§ **To be done**
Search the material below for the string "this" and list each line that holds it.

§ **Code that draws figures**

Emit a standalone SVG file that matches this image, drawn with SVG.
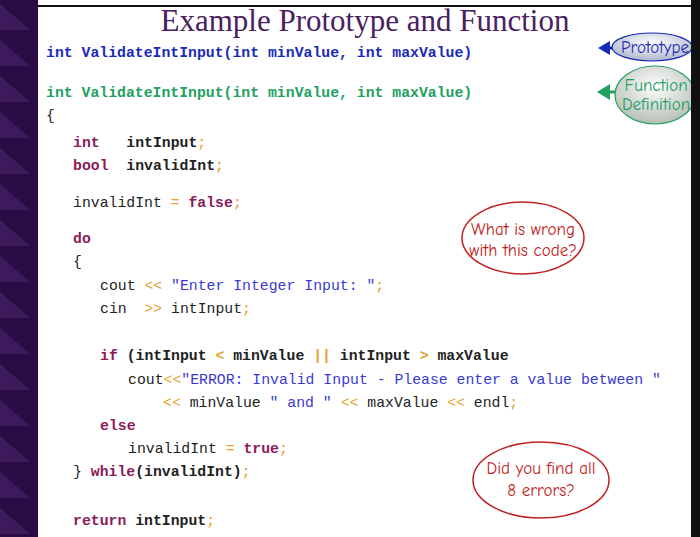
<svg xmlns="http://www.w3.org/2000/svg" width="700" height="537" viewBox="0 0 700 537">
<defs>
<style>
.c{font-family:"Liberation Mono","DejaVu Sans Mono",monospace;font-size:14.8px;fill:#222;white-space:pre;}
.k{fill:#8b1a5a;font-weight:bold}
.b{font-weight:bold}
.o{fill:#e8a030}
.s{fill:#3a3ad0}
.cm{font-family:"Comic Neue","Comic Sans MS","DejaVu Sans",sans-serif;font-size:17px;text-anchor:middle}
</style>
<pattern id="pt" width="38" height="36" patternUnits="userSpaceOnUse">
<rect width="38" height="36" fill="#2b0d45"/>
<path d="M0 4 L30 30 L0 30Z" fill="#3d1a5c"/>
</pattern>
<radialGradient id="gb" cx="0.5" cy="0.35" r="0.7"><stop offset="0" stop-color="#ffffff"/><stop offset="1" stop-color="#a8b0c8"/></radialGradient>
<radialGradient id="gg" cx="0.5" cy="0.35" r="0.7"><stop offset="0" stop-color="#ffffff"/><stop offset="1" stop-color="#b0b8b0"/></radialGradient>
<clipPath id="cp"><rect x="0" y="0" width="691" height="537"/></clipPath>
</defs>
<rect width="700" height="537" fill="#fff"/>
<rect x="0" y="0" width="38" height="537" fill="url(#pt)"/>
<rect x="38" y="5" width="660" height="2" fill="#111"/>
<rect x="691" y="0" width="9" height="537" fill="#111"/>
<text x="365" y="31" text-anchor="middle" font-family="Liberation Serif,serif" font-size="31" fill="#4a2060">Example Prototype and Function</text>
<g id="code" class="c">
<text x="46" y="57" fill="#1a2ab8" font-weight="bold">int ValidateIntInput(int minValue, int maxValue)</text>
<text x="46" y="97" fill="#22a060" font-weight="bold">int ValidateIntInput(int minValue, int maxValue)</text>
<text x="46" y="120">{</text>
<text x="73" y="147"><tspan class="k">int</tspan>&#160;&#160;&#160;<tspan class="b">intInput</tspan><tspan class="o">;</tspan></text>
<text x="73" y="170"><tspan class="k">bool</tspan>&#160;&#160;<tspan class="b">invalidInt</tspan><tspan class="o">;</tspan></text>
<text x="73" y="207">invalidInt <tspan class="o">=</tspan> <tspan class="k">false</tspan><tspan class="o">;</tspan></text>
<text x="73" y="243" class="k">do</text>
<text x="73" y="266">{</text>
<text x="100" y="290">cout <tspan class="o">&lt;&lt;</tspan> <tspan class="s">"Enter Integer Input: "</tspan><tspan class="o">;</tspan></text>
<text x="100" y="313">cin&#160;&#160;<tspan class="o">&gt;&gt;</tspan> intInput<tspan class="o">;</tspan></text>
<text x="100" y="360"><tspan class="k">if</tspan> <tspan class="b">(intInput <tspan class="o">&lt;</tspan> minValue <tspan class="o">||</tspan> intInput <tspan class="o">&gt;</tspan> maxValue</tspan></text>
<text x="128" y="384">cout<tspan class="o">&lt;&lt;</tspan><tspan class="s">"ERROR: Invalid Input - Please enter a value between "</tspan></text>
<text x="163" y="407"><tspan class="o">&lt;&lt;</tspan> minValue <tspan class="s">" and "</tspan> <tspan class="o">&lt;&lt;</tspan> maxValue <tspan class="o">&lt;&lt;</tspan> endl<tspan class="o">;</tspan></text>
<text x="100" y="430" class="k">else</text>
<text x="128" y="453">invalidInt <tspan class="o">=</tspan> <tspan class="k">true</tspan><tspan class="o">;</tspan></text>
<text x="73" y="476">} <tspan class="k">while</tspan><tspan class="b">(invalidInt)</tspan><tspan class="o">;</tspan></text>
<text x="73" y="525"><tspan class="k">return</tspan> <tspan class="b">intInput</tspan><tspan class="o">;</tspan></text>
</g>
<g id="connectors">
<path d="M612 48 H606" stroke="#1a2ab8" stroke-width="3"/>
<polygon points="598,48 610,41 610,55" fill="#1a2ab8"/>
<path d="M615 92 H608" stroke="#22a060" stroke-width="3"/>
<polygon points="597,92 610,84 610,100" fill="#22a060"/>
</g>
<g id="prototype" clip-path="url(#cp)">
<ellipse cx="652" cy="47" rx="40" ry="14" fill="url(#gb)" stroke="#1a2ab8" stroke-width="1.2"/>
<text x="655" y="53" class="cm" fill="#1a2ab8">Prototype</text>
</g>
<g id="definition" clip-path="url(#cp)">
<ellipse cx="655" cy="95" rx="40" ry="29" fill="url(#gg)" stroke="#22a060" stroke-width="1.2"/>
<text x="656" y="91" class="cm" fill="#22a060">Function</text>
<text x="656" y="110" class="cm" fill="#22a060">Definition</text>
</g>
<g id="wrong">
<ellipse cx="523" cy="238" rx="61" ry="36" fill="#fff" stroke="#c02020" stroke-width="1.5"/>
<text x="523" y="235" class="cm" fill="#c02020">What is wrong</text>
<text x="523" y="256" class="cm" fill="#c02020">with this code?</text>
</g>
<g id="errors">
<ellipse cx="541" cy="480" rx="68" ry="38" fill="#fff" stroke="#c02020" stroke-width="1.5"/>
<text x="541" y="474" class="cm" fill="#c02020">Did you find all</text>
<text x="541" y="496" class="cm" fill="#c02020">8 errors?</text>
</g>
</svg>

---

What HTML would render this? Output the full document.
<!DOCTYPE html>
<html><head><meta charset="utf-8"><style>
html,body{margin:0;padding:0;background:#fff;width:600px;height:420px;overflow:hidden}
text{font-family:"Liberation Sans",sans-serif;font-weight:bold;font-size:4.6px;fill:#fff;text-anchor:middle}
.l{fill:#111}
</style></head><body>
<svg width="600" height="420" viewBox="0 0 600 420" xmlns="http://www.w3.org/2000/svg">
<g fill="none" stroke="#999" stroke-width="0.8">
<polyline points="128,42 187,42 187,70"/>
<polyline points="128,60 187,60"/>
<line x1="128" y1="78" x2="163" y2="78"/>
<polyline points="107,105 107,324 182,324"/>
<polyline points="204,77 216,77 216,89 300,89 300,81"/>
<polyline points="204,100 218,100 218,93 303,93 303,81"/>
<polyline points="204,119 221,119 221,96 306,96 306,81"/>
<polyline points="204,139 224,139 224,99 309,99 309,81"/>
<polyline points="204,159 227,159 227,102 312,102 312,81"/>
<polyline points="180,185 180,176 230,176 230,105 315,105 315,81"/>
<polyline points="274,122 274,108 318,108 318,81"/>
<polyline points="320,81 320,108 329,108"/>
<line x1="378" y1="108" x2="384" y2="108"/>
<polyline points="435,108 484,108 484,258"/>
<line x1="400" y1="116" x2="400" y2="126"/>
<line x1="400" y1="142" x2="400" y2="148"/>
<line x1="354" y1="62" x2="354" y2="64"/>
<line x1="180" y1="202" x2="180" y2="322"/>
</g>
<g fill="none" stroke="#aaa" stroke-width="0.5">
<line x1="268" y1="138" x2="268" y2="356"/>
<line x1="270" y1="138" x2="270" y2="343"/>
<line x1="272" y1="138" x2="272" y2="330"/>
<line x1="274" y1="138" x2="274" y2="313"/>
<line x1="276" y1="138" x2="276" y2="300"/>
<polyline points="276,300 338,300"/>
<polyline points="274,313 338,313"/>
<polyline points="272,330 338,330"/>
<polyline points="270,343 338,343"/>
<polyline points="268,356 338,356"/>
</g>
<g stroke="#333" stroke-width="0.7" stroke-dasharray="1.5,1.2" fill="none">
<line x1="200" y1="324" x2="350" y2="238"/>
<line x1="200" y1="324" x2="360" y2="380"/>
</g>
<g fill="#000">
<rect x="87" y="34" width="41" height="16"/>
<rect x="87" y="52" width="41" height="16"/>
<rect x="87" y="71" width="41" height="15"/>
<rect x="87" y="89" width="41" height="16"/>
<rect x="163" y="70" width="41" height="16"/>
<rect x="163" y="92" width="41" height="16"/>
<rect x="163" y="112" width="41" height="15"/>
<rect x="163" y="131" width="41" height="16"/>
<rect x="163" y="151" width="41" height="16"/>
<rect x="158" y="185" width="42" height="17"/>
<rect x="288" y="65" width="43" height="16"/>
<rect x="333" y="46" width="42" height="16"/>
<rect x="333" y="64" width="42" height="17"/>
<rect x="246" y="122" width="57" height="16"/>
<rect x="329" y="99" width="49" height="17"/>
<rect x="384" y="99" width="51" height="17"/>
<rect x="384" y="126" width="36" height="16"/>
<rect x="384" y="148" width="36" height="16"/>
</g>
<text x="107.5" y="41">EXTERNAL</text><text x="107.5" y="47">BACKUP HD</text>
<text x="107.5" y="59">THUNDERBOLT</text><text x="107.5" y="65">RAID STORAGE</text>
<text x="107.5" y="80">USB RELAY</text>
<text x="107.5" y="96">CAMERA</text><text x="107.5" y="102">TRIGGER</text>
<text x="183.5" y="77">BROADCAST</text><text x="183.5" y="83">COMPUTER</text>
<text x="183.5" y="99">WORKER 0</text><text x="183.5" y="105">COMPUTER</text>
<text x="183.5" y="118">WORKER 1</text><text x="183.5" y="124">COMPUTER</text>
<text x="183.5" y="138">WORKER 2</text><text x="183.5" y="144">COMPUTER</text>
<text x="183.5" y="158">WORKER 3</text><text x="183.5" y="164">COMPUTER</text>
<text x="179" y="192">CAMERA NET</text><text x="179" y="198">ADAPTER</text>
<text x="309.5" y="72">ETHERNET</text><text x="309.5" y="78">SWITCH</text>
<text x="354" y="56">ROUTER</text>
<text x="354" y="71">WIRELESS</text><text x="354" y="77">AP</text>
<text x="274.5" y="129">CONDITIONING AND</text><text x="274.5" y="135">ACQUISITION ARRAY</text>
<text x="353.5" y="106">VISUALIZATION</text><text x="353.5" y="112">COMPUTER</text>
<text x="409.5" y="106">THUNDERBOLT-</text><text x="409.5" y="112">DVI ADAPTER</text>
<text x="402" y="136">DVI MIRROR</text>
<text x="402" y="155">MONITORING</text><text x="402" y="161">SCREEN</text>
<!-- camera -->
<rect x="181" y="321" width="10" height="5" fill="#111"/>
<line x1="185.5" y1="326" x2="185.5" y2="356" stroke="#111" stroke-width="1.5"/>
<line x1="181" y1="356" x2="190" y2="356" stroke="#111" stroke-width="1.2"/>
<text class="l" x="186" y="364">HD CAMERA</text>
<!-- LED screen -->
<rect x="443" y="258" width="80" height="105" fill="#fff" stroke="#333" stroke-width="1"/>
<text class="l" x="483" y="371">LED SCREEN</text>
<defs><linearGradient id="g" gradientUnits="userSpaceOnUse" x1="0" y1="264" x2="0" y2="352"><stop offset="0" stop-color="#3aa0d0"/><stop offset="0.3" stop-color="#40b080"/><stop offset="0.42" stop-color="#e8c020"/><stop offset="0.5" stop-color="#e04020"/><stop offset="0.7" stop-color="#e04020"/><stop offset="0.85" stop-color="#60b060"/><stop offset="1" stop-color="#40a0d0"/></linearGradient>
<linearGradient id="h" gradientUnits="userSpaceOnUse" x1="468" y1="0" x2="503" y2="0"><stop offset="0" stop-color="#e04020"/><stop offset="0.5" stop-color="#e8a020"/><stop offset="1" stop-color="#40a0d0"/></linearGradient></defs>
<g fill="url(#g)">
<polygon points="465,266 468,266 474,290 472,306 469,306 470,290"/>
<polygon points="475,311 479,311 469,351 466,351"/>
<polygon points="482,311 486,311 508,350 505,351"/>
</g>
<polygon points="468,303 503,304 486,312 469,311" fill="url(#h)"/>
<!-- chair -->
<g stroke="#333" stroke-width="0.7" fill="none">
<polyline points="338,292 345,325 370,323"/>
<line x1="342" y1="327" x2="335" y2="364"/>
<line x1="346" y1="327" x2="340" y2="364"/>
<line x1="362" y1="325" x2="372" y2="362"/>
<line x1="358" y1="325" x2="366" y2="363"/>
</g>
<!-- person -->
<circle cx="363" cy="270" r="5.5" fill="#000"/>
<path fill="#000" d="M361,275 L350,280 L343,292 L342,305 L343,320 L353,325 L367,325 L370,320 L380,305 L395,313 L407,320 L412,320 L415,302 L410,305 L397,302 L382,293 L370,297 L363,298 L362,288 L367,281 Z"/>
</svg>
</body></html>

§ **Task solution**
Emit a standalone SVG file that matches this image, drawn with SVG.
<text x="523" y="256" class="cm" fill="#c02020">with this code?</text>
What HTML would render this? Output the full document.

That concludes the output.